• _Set problem_: Leave out the pictures; transcribe all else exactly.

• _Dataset_:
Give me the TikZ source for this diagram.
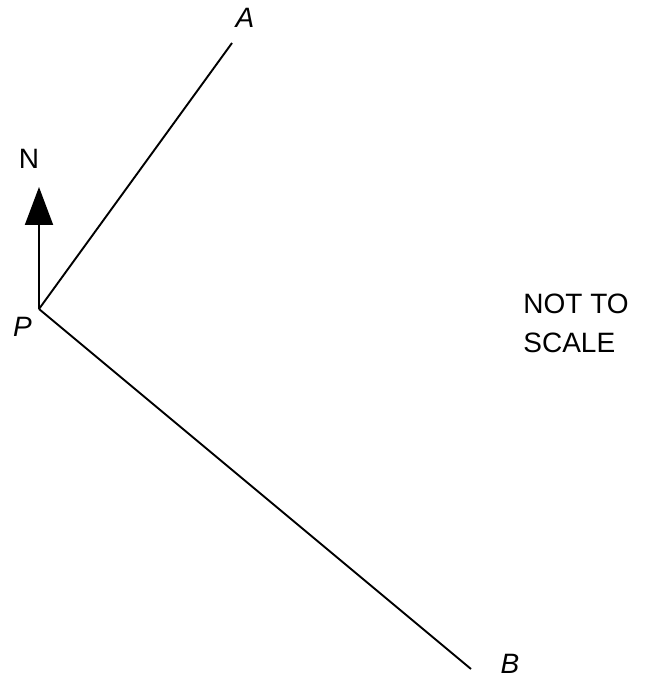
\documentclass[tikz,border=0pt]{standalone}
\usepackage{fontspec}
\setmainfont{Liberation Sans}
\usetikzlibrary{arrows.meta}
\begin{document}
\begin{tikzpicture}[x=0.5pt,y=-0.5pt,
  seg/.style={line width=0.95pt},
  lbl/.style={font=\fontsize{14}{16}\selectfont\itshape, inner sep=0pt},
  plain/.style={font=\fontsize{14}{16}\selectfont, inner sep=0pt}]
\useasboundingbox (0,0) rectangle (644,679);
\coordinate (P) at (39,309);
\coordinate (A) at (232,43);
\coordinate (B) at (471,669);
\coordinate (Ntip) at (39,187);
\draw[seg] (P) -- (A);
\draw[seg] (P) -- (B);
\draw[seg, -{Triangle[length=19pt,width=14pt]}] (P) -- (Ntip);
\node[plain] (nl) at (29,159) {N};
\node[lbl] (al) at (245,17.5) {A};
\node[lbl] (pl) at (22.5,327) {P};
\node[lbl] (bl) at (510,664) {B};
\node[plain, anchor=base west, align=left] (ns) at (523,313) {NOT TO};
\node[plain, anchor=base west, align=left] (sc) at (523,352) {SCALE};
\end{tikzpicture}
\end{document}
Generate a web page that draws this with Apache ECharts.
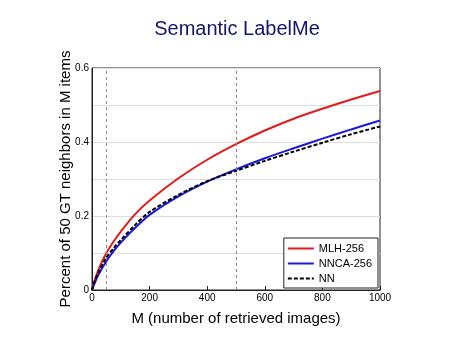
<!DOCTYPE html>
<html><head><meta charset="utf-8">
<script src="https://cdn.jsdelivr.net/npm/echarts@6/dist/echarts.min.js"></script>
<style>html,body{margin:0;padding:0;background:#fff}#c{width:474px;height:355px}</style>
</head><body><div id="c"></div>
<script>
const mValues = [0, 10, 25, 50, 75, 100, 150, 200, 300, 400, 500, 600, 700, 800, 900, 1000];
const mlh256 = [0, 0.028, 0.060, 0.100, 0.131, 0.158, 0.205, 0.242, 0.302, 0.352, 0.394, 0.431, 0.463, 0.490, 0.515, 0.538];
const nnca256 = [0, 0.020, 0.045, 0.078, 0.105, 0.128, 0.168, 0.203, 0.253, 0.293, 0.326, 0.356, 0.383, 0.409, 0.434, 0.458];
const nn = [0, 0.025, 0.052, 0.088, 0.113, 0.135, 0.176, 0.211, 0.257, 0.294, 0.322, 0.349, 0.374, 0.398, 0.421, 0.442];
const xTicks = [0, 200, 400, 600, 800, 1000];
const yTicks = [0, 0.2, 0.4, 0.6];
const markerLines = [50, 500];

const zip = (xs, ys) => xs.map((x, i) => [x, ys[i]]);
const font = 'Liberation Sans, Arial, sans-serif';
const chart = echarts.init(document.getElementById('c'));
chart.setOption({
  animation: false,
  title: { text: 'Semantic LabelMe', left: 'center', top: 14,
    textStyle: { color: '#14146e', fontSize: 20, fontWeight: 'normal', fontFamily: font } },
  grid: { left: 92, right: 94, top: 68, bottom: 65, show: true, borderColor: '#222', borderWidth: 1 },
  legend: {
    right: 96, top: 238, orient: 'vertical', itemGap: 4, itemWidth: 26, itemHeight: 10,
    backgroundColor: '#fff', borderColor: '#222', borderWidth: 1, padding: [5, 6, 4, 4],
    textStyle: { fontSize: 11, color: '#000', fontFamily: font },
    data: [
      { name: 'MLH-256', icon: 'path://M0,0 L26,0 L26,2 L0,2 Z' },
      { name: 'NNCA-256', icon: 'path://M0,0 L26,0 L26,2 L0,2 Z' },
      { name: 'NN', icon: 'path://M0,0 L4,0 L4,2 L0,2 Z M6,0 L10,0 L10,2 L6,2 Z M12,0 L16,0 L16,2 L12,2 Z M18,0 L22,0 L22,2 L18,2 Z M24,0 L26,0 L26,2 L24,2 Z' }
    ]
  },
  xAxis: {
    type: 'value', min: 0, max: 1000, interval: 200,
    name: 'M (number of retrieved images)', nameLocation: 'middle', nameGap: 21,
    nameTextStyle: { fontSize: 15, color: '#000', fontFamily: font },
    axisLine: { lineStyle: { color: '#222' } },
    axisTick: { inside: true, length: 4, lineStyle: { color: '#222' } },
    axisLabel: { fontSize: 10, color: '#000', margin: 3, fontFamily: font, formatter: v => String(v) },
    splitLine: { show: false }
  },
  yAxis: {
    type: 'value', min: 0, max: 0.6, interval: 0.1,
    name: 'Percent of 50 GT neighbors in M items', nameLocation: 'middle', nameGap: 19,
    nameMoveOverlap: false,
    nameTextStyle: { fontSize: 15, color: '#000', fontFamily: font },
    axisLine: { lineStyle: { color: '#222' } },
    axisTick: { show: false },
    axisLabel: { fontSize: 10, color: '#000', margin: 3, fontFamily: font,
      formatter: v => { const r = Math.round(v * 10); return r % 2 === 0 ? String(+(r/10).toFixed(1)) : ''; } },
    splitLine: { show: true, lineStyle: { color: '#ddd', width: 1 } }
  },
  series: [
    { name: 'MLH-256', type: 'line', smooth: 0.3, symbol: 'none', data: zip(mValues, mlh256),
      color: '#e01b1b', lineStyle: { color: '#e01b1b', width: 2 },
      markLine: { silent: true, symbol: 'none', label: { show: false },
        lineStyle: { color: '#888', type: [3, 3], width: 1 },
        data: markerLines.map(x => ({ xAxis: x })) } },
    { name: 'NNCA-256', type: 'line', smooth: 0.3, symbol: 'none', data: zip(mValues, nnca256),
      color: '#1a1adc', lineStyle: { color: '#1a1adc', width: 2 } },
    { name: 'NN', type: 'line', smooth: 0.3, symbol: 'none', data: zip(mValues, nn),
      color: '#000', lineStyle: { color: '#000', width: 2, type: [4, 2] } }
  ]
});
</script></body></html>
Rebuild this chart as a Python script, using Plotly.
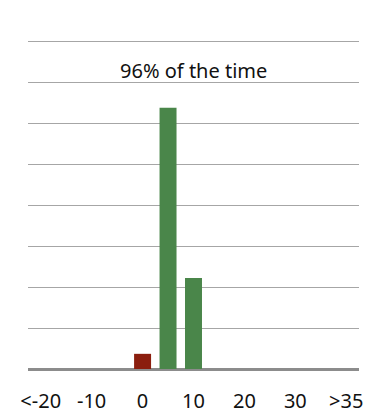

• _Output_:
Give me the TikZ source for this diagram.
\documentclass[tikz,border=0pt]{standalone}
\usepackage{fontspec}
\setmainfont{Liberation Sans}
\usetikzlibrary{arrows.meta}
\begin{document}
\begin{tikzpicture}[x=0.5pt,y=-0.5pt,
  seg/.style={line width=0.95pt},
  lbl/.style={font=\fontsize{14}{16}\selectfont\itshape, inner sep=0pt},
  plain/.style={font=\fontsize{14}{16}\selectfont, inner sep=0pt}]
\useasboundingbox (0,0) rectangle (644,679);
\coordinate (P) at (39,309);
\coordinate (A) at (232,43);
\coordinate (B) at (471,669);
\coordinate (Ntip) at (39,187);
\draw[seg] (P) -- (A);
\draw[seg] (P) -- (B);
\draw[seg, -{Triangle[length=19pt,width=14pt]}] (P) -- (Ntip);
\node[plain] (nl) at (29,159) {N};
\node[lbl] (al) at (245,17.5) {A};
\node[lbl] (pl) at (22.5,327) {P};
\node[lbl] (bl) at (510,664) {B};
\node[plain, anchor=base west, align=left] (ns) at (523,313) {NOT TO};
\node[plain, anchor=base west, align=left] (sc) at (523,352) {SCALE};
\end{tikzpicture}
\end{document}
Generate a web page that draws this with Apache ECharts.
<!DOCTYPE html>
<html><head><meta charset="utf-8">
<script src="https://cdn.jsdelivr.net/npm/echarts@6/dist/echarts.min.js"></script>
<style>html,body{margin:0;padding:0;background:#fff}#c{width:474px;height:355px}</style>
</head><body><div id="c"></div>
<script>
const mValues = [0, 10, 25, 50, 75, 100, 150, 200, 300, 400, 500, 600, 700, 800, 900, 1000];
const mlh256 = [0, 0.028, 0.060, 0.100, 0.131, 0.158, 0.205, 0.242, 0.302, 0.352, 0.394, 0.431, 0.463, 0.490, 0.515, 0.538];
const nnca256 = [0, 0.020, 0.045, 0.078, 0.105, 0.128, 0.168, 0.203, 0.253, 0.293, 0.326, 0.356, 0.383, 0.409, 0.434, 0.458];
const nn = [0, 0.025, 0.052, 0.088, 0.113, 0.135, 0.176, 0.211, 0.257, 0.294, 0.322, 0.349, 0.374, 0.398, 0.421, 0.442];
const xTicks = [0, 200, 400, 600, 800, 1000];
const yTicks = [0, 0.2, 0.4, 0.6];
const markerLines = [50, 500];

const zip = (xs, ys) => xs.map((x, i) => [x, ys[i]]);
const font = 'Liberation Sans, Arial, sans-serif';
const chart = echarts.init(document.getElementById('c'));
chart.setOption({
  animation: false,
  title: { text: 'Semantic LabelMe', left: 'center', top: 14,
    textStyle: { color: '#14146e', fontSize: 20, fontWeight: 'normal', fontFamily: font } },
  grid: { left: 92, right: 94, top: 68, bottom: 65, show: true, borderColor: '#222', borderWidth: 1 },
  legend: {
    right: 96, top: 238, orient: 'vertical', itemGap: 4, itemWidth: 26, itemHeight: 10,
    backgroundColor: '#fff', borderColor: '#222', borderWidth: 1, padding: [5, 6, 4, 4],
    textStyle: { fontSize: 11, color: '#000', fontFamily: font },
    data: [
      { name: 'MLH-256', icon: 'path://M0,0 L26,0 L26,2 L0,2 Z' },
      { name: 'NNCA-256', icon: 'path://M0,0 L26,0 L26,2 L0,2 Z' },
      { name: 'NN', icon: 'path://M0,0 L4,0 L4,2 L0,2 Z M6,0 L10,0 L10,2 L6,2 Z M12,0 L16,0 L16,2 L12,2 Z M18,0 L22,0 L22,2 L18,2 Z M24,0 L26,0 L26,2 L24,2 Z' }
    ]
  },
  xAxis: {
    type: 'value', min: 0, max: 1000, interval: 200,
    name: 'M (number of retrieved images)', nameLocation: 'middle', nameGap: 21,
    nameTextStyle: { fontSize: 15, color: '#000', fontFamily: font },
    axisLine: { lineStyle: { color: '#222' } },
    axisTick: { inside: true, length: 4, lineStyle: { color: '#222' } },
    axisLabel: { fontSize: 10, color: '#000', margin: 3, fontFamily: font, formatter: v => String(v) },
    splitLine: { show: false }
  },
  yAxis: {
    type: 'value', min: 0, max: 0.6, interval: 0.1,
    name: 'Percent of 50 GT neighbors in M items', nameLocation: 'middle', nameGap: 19,
    nameMoveOverlap: false,
    nameTextStyle: { fontSize: 15, color: '#000', fontFamily: font },
    axisLine: { lineStyle: { color: '#222' } },
    axisTick: { show: false },
    axisLabel: { fontSize: 10, color: '#000', margin: 3, fontFamily: font,
      formatter: v => { const r = Math.round(v * 10); return r % 2 === 0 ? String(+(r/10).toFixed(1)) : ''; } },
    splitLine: { show: true, lineStyle: { color: '#ddd', width: 1 } }
  },
  series: [
    { name: 'MLH-256', type: 'line', smooth: 0.3, symbol: 'none', data: zip(mValues, mlh256),
      color: '#e01b1b', lineStyle: { color: '#e01b1b', width: 2 },
      markLine: { silent: true, symbol: 'none', label: { show: false },
        lineStyle: { color: '#888', type: [3, 3], width: 1 },
        data: markerLines.map(x => ({ xAxis: x })) } },
    { name: 'NNCA-256', type: 'line', smooth: 0.3, symbol: 'none', data: zip(mValues, nnca256),
      color: '#1a1adc', lineStyle: { color: '#1a1adc', width: 2 } },
    { name: 'NN', type: 'line', smooth: 0.3, symbol: 'none', data: zip(mValues, nn),
      color: '#000', lineStyle: { color: '#000', width: 2, type: [4, 2] } }
  ]
});
</script></body></html>
Rebuild this chart as a Python script, using Plotly.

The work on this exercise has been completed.